Question

A certain parallel-plate capacitor is filled with a dielectric for which $$\\kappa = 5.5$$. The area of each plate is $$0.034 \mathrm{~m}^{2}$$, and the plates are separated by $$2.0 \mathrm{~mm}$$. The capacitor will fail (short out and burn up) if the electric field between the plates exceeds $$200 \mathrm{kN} / \mathrm{C}$$. What is the maximum energy that can be stored in the capacitor?

Answer

**step1 Convert Units to SI**

Identify all the given physical quantities and ensure their units are consistent with the International System of Units (SI). Convert any non-SI units if necessary to perform calculations correctly.

The given parameters are:

Dielectric constant, $$\kappa = 5.5$$

Area of each plate, $$A = 0.034 \mathrm{~m}^{2}$$

Separation between plates, $$d = 2.0 \mathrm{~mm}$$

Maximum electric field, $$E_{max} = 200 \mathrm{kN} / \mathrm{C}$$

Permittivity of free space, $$\epsilon_0 \approx 8.854 \times 10^{-12} \mathrm{~F/m}$$

Convert the plate separation from millimeters (mm) to meters (m):

$$d = 2.0 \mathrm{~mm} = 2.0 \times 10^{-3} \mathrm{~m}$$

Convert the maximum electric field from kilonewtons per Coulomb (kN/C) to volts per meter (V/m), which are equivalent units for electric field strength:

$$E_{max} = 200 \mathrm{~kN/C} = 200 \times 10^{3} \mathrm{~N/C} = 200 \times 10^{3} \mathrm{~V/m}$$

**step2 Calculate the Capacitance**

The capacitance (C) of a parallel-plate capacitor filled with a dielectric material is determined by the dielectric constant ($$\kappa$$), the permittivity of free space ($$\epsilon_0$$), the area of the plates (A), and the separation between the plates (d). We use the formula for capacitance of a parallel-plate capacitor with a dielectric.

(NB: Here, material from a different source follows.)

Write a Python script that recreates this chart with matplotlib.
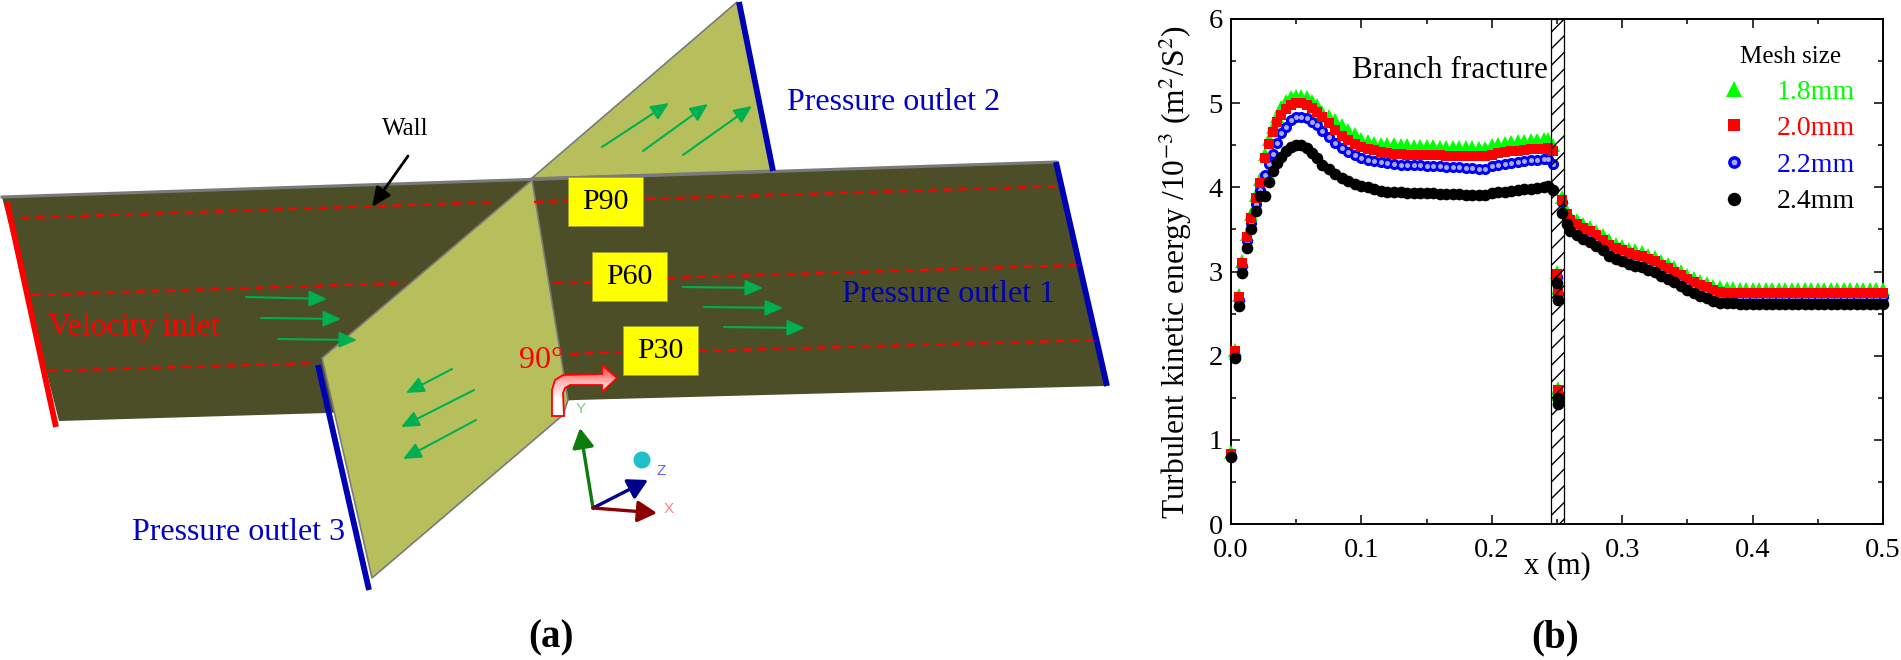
# -*- coding: UTF-8 -*-
import numpy as np
import matplotlib
matplotlib.use('Agg')
import matplotlib.pyplot as plt
from matplotlib.patches import Polygon, Rectangle, Circle, FancyArrowPatch
from matplotlib.colors import LinearSegmentedColormap
from matplotlib.legend_handler import HandlerTuple

plt.rcParams['font.family'] = ['Liberation Serif', 'DejaVu Serif']
plt.rcParams['mathtext.fontset'] = 'stix'
plt.rcParams['hatch.linewidth'] = 1.0

# (b) turbulent kinetic energy vs x
x_pos = [0.0, 0.003, 0.0064, 0.0087, 0.0125, 0.0156, 0.019, 0.0225, 0.026, 0.029, 0.032, 0.035,
         0.0385, 0.042, 0.046, 0.05, 0.054, 0.058, 0.062, 0.066, 0.07, 0.075, 0.08, 0.085, 0.09,
         0.095, 0.1, 0.105, 0.11, 0.115, 0.12, 0.125, 0.13, 0.135, 0.14, 0.145, 0.15, 0.155, 0.16,
         0.165, 0.17, 0.175, 0.18, 0.185, 0.19, 0.195, 0.2, 0.205, 0.21, 0.215, 0.22, 0.225, 0.23,
         0.235, 0.24, 0.2434, 0.2472,
         0.2497, 0.2508, 0.2505, 0.2505,
         0.2536, 0.2574, 0.26, 0.265, 0.27, 0.275, 0.28, 0.285, 0.29, 0.295, 0.3, 0.305, 0.31,
         0.315, 0.32, 0.325, 0.33, 0.335, 0.34, 0.345, 0.35, 0.355, 0.36, 0.365, 0.37, 0.375,
         0.38, 0.385, 0.39, 0.395, 0.4, 0.405, 0.41, 0.415, 0.42, 0.425, 0.43, 0.435, 0.44, 0.445,
         0.45, 0.455, 0.46, 0.465, 0.47, 0.475, 0.48, 0.485, 0.49, 0.495, 0.5]

mesh_18 = [0.85, 2.07, 2.72, 3.13, 3.45, 3.68, 3.91, 4.10, 4.40, 4.58, 4.72, 4.85,
           4.95, 5.02, 5.07, 5.09, 5.09, 5.07, 5.03, 4.98, 4.90, 4.85, 4.80, 4.74, 4.68,
           4.63, 4.58, 4.55, 4.53, 4.52, 4.51, 4.51, 4.50, 4.50, 4.49, 4.49, 4.49, 4.49, 4.48,
           4.48, 4.48, 4.48, 4.48, 4.48, 4.47, 4.47, 4.50, 4.52, 4.53, 4.54, 4.55, 4.55, 4.56,
           4.56, 4.57, 4.58, 4.50,
           3.00, 2.80, 1.62, 1.55,
           3.89, 3.72, 3.66, 3.61, 3.57, 3.53, 3.48, 3.43, 3.37, 3.33, 3.30, 3.27, 3.25,
           3.23, 3.20, 3.17, 3.13, 3.09, 3.05, 3.01, 2.96, 2.92, 2.89, 2.86, 2.83, 2.81,
           2.80, 2.80, 2.79, 2.79, 2.79, 2.79, 2.79, 2.79, 2.79, 2.79, 2.79, 2.79, 2.79, 2.79,
           2.79, 2.79, 2.79, 2.79, 2.79, 2.79, 2.79, 2.79, 2.79, 2.79, 2.79]
mesh_20 = [0.83, 2.05, 2.70, 3.10, 3.41, 3.64, 3.87, 4.05, 4.35, 4.52, 4.66, 4.78,
           4.86, 4.93, 4.98, 5.00, 5.00, 4.98, 4.94, 4.90, 4.83, 4.76, 4.68, 4.61, 4.56,
           4.51, 4.48, 4.46, 4.44, 4.42, 4.41, 4.40, 4.40, 4.39, 4.39, 4.38, 4.38, 4.38, 4.38,
           4.37, 4.37, 4.37, 4.37, 4.37, 4.37, 4.37, 4.39, 4.41, 4.42, 4.43, 4.43, 4.44, 4.45,
           4.45, 4.46, 4.47, 4.43,
           2.97, 2.76, 1.59, 1.52,
           3.85, 3.68, 3.61, 3.56, 3.52, 3.48, 3.43, 3.38, 3.32, 3.28, 3.25, 3.22, 3.20,
           3.18, 3.15, 3.12, 3.08, 3.04, 3.00, 2.96, 2.91, 2.87, 2.84, 2.81, 2.78, 2.76,
           2.75, 2.75, 2.74, 2.74, 2.74, 2.74, 2.74, 2.74, 2.74, 2.74, 2.74, 2.74, 2.74, 2.74,
           2.74, 2.74, 2.74, 2.74, 2.74, 2.74, 2.74, 2.74, 2.74, 2.74, 2.74]
mesh_22 = [0.81, 2.00, 2.66, 3.07, 3.36, 3.58, 3.80, 3.97, 4.15, 4.28, 4.40, 4.53,
           4.64, 4.72, 4.80, 4.84, 4.84, 4.82, 4.78, 4.74, 4.67, 4.60, 4.53, 4.47, 4.42,
           4.38, 4.35, 4.33, 4.31, 4.30, 4.29, 4.28, 4.27, 4.27, 4.26, 4.26, 4.25, 4.25, 4.25,
           4.24, 4.24, 4.24, 4.23, 4.23, 4.22, 4.22, 4.25, 4.27, 4.28, 4.29, 4.30, 4.31, 4.32,
           4.33, 4.34, 4.34, 4.28,
           2.93, 2.73, 1.55, 1.47,
           3.82, 3.63, 3.57, 3.52, 3.48, 3.44, 3.39, 3.34, 3.28, 3.24, 3.21, 3.18, 3.16,
           3.14, 3.11, 3.08, 3.04, 3.00, 2.96, 2.92, 2.87, 2.83, 2.80, 2.77, 2.74, 2.72,
           2.71, 2.71, 2.70, 2.70, 2.70, 2.70, 2.70, 2.70, 2.70, 2.70, 2.70, 2.70, 2.70, 2.70,
           2.70, 2.70, 2.70, 2.70, 2.70, 2.70, 2.70, 2.70, 2.70, 2.70, 2.70]
mesh_24 = [0.80, 1.97, 2.59, 2.98, 3.28, 3.50, 3.72, 3.90, 3.90, 4.06, 4.19, 4.29,
           4.36, 4.43, 4.48, 4.50, 4.50, 4.47, 4.41, 4.35, 4.27, 4.22, 4.16, 4.11, 4.07,
           4.04, 4.02, 4.00, 3.98, 3.96, 3.95, 3.94, 3.94, 3.93, 3.93, 3.93, 3.93, 3.93, 3.92,
           3.92, 3.92, 3.92, 3.91, 3.91, 3.91, 3.91, 3.93, 3.94, 3.95, 3.96, 3.97, 3.98, 3.98,
           3.99, 4.00, 4.01, 3.97,
           2.86, 2.66, 1.50, 1.43,
           3.70, 3.57, 3.48, 3.43, 3.39, 3.35, 3.30, 3.25, 3.19, 3.15, 3.12, 3.09, 3.07,
           3.05, 3.02, 2.99, 2.95, 2.91, 2.87, 2.83, 2.78, 2.74, 2.71, 2.68, 2.65, 2.63,
           2.62, 2.62, 2.61, 2.61, 2.61, 2.61, 2.61, 2.61, 2.61, 2.61, 2.61, 2.61, 2.61, 2.61,
           2.61, 2.61, 2.61, 2.61, 2.61, 2.61, 2.61, 2.61, 2.61, 2.61, 2.61]

x_ticks = [0.0, 0.1, 0.2, 0.3, 0.4, 0.5]
y_ticks = [0, 1, 2, 3, 4, 5, 6]
mesh_labels = ['1.8mm', '2.0mm', '2.2mm', '2.4mm']

# (a) geometry sketch, in image pixels
duct = [(2, 197), (532, 179), (1056, 162), (1105, 386), (576, 400), (327, 413), (59, 421)]
branch_low = [(322, 358), (532, 180), (568, 400), (563, 415), (372, 578)]
branch_up = [(532, 178), (737, 2), (773, 172)]
bent_arrow = [(552, 416), (552, 390), (555, 380), (563, 375), (602, 374), (602, 365), (617, 378),
              (602, 392), (602, 385), (570, 385), (565, 388), (563, 393), (564, 416)]
dashes = [((21, 218), (498, 202)), ((534, 202), (568, 201)), ((646, 199), (1064, 186)),
          ((32, 295), (405, 283)), ((554, 283), (592, 282)), ((667, 278), (1078, 265)),
          ((48, 371), (314, 363)), ((570, 354), (622, 352)), ((698, 351), (1096, 340))]
flow_arrows = [((246, 297), (327, 299)), ((261, 318), (341, 319)), ((278, 339), (357, 340)),
               ((683, 287), (763, 288)), ((704, 307), (783, 308)), ((724, 327), (805, 328)),
               ((602, 147), (669, 103)), ((643, 151), (708, 104)), ((683, 155), (752, 106)),
               ((452, 369), (406, 393)), ((474, 390), (401, 427)), ((476, 420), (403, 459))]
boundaries = [((7, 202), (56, 427), 'red'), ((739, 2), (773, 171), '#0000b4'),
              ((1056, 162), (1107, 386), '#0000b4'), ((318, 365), (369, 590), '#0000b4')]
probe_boxes = [('P90', 568, 177), ('P60', 592, 252), ('P30', 623, 326)]
sketch_labels = [('Wall', 382, 129, 'black', 18), ('Velocity inlet', 48, 327, 'red', 23),
                 ('Pressure outlet 1', 842, 295, '#0000b4', 23), ('Pressure outlet 2', 787, 103, '#0000c8', 23),
                 ('Pressure outlet 3', 132, 532, '#0000c8', 23), ('90°', 519, 360, 'red', 23)]

fig = plt.figure(figsize=(19.01, 6.6), dpi=100)

sk = fig.add_axes([0, 0, 1, 1])
sk.set_axis_off()

sk.add_patch(Polygon(duct, closed=True, fc='#4b4e26', ec='none', zorder=1))
sk.plot([2, 1056], [197, 162], color='#7a7a7a', lw=2.2, zorder=2)
sk.add_patch(Polygon(branch_up, closed=True, fc='#b7bf5d', ec='#7a7a7a', lw=1.2, zorder=3))
sk.add_patch(Polygon(branch_low, closed=True, fc='#b7bf5d', ec='#7a7a7a', lw=1.2, zorder=3))
sk.plot([532, 773], [179, 171], color='#7a7a7a', lw=2.2, zorder=4)

for a, b in dashes:
    sk.plot([a[0], b[0]], [a[1], b[1]], color='red', lw=1.7, ls=(0, (3.8, 2.5)), zorder=5)
for a, b, c in boundaries:
    sk.plot([a[0], b[0]], [a[1], b[1]], color=c, lw=4.2, solid_capstyle='butt', zorder=6)
for a, b in flow_arrows:
    sk.add_patch(FancyArrowPatch(a, b, arrowstyle='-|>,head_length=0.9,head_width=0.4', mutation_scale=12,
                                 shrinkA=0, shrinkB=0, lw=1.5, color='#00b050', zorder=6))
sk.add_patch(FancyArrowPatch((408, 156), (372, 207), arrowstyle='-|>,head_length=0.9,head_width=0.4',
                             mutation_scale=13, shrinkA=0, shrinkB=0, lw=2, color='black', zorder=7))

for name, bx, by in probe_boxes:
    sk.add_patch(Rectangle((bx, by), 75, 49, fc='#ffff00', ec='#a0a030', lw=0.6, zorder=7))
    sk.text(bx + 37.5, by + 25, name, fontsize=21.5, ha='center', va='center', color='black', zorder=8)

for txt, tx, ty, col, fs in sketch_labels:
    sk.text(tx, ty, txt, fontsize=fs, color=col, ha='left', va='center', zorder=8)

# bent red arrow, white towards the inside
grad = LinearSegmentedColormap.from_list('bend', ['#ff3030', '#ffb8b8', '#ffffff', '#ffffff'])
img = sk.imshow(np.linspace(0, 1, 64).reshape(-1, 1), cmap=grad, extent=(552, 617, 416, 365),
                aspect='auto', zorder=8)
bent = Polygon(bent_arrow, closed=True, fc='none', ec='red', lw=1.3, zorder=9)
sk.add_patch(bent)
img.set_clip_path(bent)

# coordinate triad
for tip, col in [((580, 428), '#0a7d0a'), ((648, 480), '#00008b'), ((657, 513), '#8b0000')]:
    sk.add_patch(FancyArrowPatch((593, 508), tip, arrowstyle='-|>,head_length=0.9,head_width=0.5',
                                 mutation_scale=13, shrinkA=0, shrinkB=0, lw=2.4, color=col, zorder=7))
sk.add_patch(Circle((642, 460), 8.5, fc='#20c0c8', ec='none', zorder=7))
sk.text(581, 409, 'Y', fontsize=11, color='#80d080', family='Liberation Sans', ha='center', va='center')
sk.text(661, 471, 'Z', fontsize=11, color='#6060ff', family='Liberation Sans', ha='center', va='center')
sk.text(669, 509, 'X', fontsize=11, color='#ff8080', family='Liberation Sans', ha='center', va='center')

sk.text(551, 638, '(a)', fontsize=28, fontweight='bold', ha='center', va='center')
sk.text(1555, 638, '(b)', fontsize=28, fontweight='bold', ha='center', va='center')

sk.set_xlim(0, 1901)
sk.set_ylim(660, 0)

# chart
ax = fig.add_axes([1231 / 1901, (660 - 524) / 660, 652 / 1901, 505 / 660])
ax.patch.set_alpha(0)

h1, = ax.plot(x_pos, mesh_18, '^', color='#00ff00', ms=9.5, mew=0, clip_on=False, zorder=3)
h3, = ax.plot(x_pos, mesh_22, 'o', color='#0000ff', ms=8, mew=0, clip_on=False, zorder=4)
h3b, = ax.plot(x_pos, mesh_22, 'o', color='#a8a8f8', ms=3.6, mew=0, clip_on=False, zorder=4.1)
h2, = ax.plot(x_pos, mesh_20, 's', color='#ff0000', ms=7.8, mew=0, clip_on=False, zorder=5)
ax.axvspan(0.2454, 0.2553, fc='none', ec='black', lw=0.9, hatch='//', zorder=6)
h4, = ax.plot(x_pos, mesh_24, 'o', color='black', ms=8.4, mew=0, clip_on=False, zorder=7)

ax.set_xlim(0, 0.5)
ax.set_ylim(0, 6)
ax.set_xticks(x_ticks)
ax.set_yticks(y_ticks)
ax.set_xticks(np.arange(0.05, 0.5, 0.1), minor=True)
ax.set_yticks(np.arange(0.5, 6, 1), minor=True)
ax.tick_params(which='major', direction='in', top=True, right=True, length=6.5, width=1.1, labelsize=20.5)
ax.tick_params(which='minor', direction='in', top=True, right=True, length=3.5, width=1.1)
ax.tick_params(axis='x', which='major', pad=10)
ax.tick_params(axis='y', which='major', pad=6)
for s in ax.spines.values():
    s.set_linewidth(1.4)

sk.text(1175, 272, 'Turbulent kinetic energy /10$^{-3}$ (m$^2$/S$^2$)', fontsize=22.7,
        rotation=90, ha='center', va='center')
sk.text(1557, 566, 'x (m)', fontsize=22, ha='center', va='center')
sk.text(1352, 71, 'Branch fracture', fontsize=22.5, ha='left', va='center')

leg = ax.legend([h1, h2, (h3, h3b), h4], mesh_labels, title='Mesh size', frameon=False, loc='upper left',
                bbox_to_anchor=((1706 - 1231) / 652, (524 - 46) / 505), borderaxespad=0, borderpad=0,
                fontsize=20, title_fontsize=18, handlelength=2, handletextpad=0.55, labelspacing=0.4,
                markerscale=1.15, labelcolor=['#00ff00', '#ff0000', '#0000ff', 'black'],
                handler_map={tuple: HandlerTuple(ndivide=1, pad=0)})
leg.get_title().set_position((10, 0))

fig.savefig('out.png', dpi=100)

$$C = \frac{\kappa \epsilon_0 A}{d}$$

Substitute the values obtained from Step 1 into the capacitance formula:

$$C = \frac{5.5 \times (8.854 \times 10^{-12} \mathrm{~F/m}) \times (0.034 \mathrm{~m}^{2})}{2.0 \times 10^{-3} \mathrm{~m}}$$

Perform the calculation to find the capacitance:

$$C = \frac{1.655846 \times 10^{-12}}{2.0 \times 10^{-3}} \mathrm{~F}$$

$$C = 8.27923 \times 10^{-10} \mathrm{~F}$$

**step3 Calculate the Maximum Voltage**

The maximum voltage ($$V_{max}$$) that the capacitor can withstand before failing is determined by the maximum electric field ($$E_{max}$$) it can tolerate and the distance (d) between its plates.

$$V_{max} = E_{max} d$$

Substitute the maximum electric field and the plate separation from Step 1 into the formula:

$$V_{max} = (200 \times 10^{3} \mathrm{~V/m}) \times (2.0 \times 10^{-3} \mathrm{~m})$$

Perform the calculation to find the maximum voltage:

$$V_{max} = 400 \mathrm{~V}$$

**step4 Calculate the Maximum Stored Energy**

The energy (U) stored in a capacitor can be calculated using its capacitance (C) and the voltage (V) across its plates. To find the maximum energy that can be stored, we use the capacitance calculated in Step 2 and the maximum voltage determined in Step 3.

$$U_{max} = \frac{1}{2} C V_{max}^2$$

Substitute the calculated capacitance and maximum voltage into the energy storage formula:

$$U_{max} = \frac{1}{2} (8.27923 \times 10^{-10} \mathrm{~F}) \times (400 \mathrm{~V})^2$$

Perform the calculation:

$$U_{max} = \frac{1}{2} \times 8.27923 \times 10^{-10} \times 160000 \mathrm{~J}$$

$$U_{max} = 6.623384 \times 10^{-5} \mathrm{~J}$$

Rounding the result to two significant figures, consistent with the precision of the input values (e.g., 5.5, 0.034, 2.0):

$$U_{max} \approx 6.6 \times 10^{-5} \mathrm{~J}$$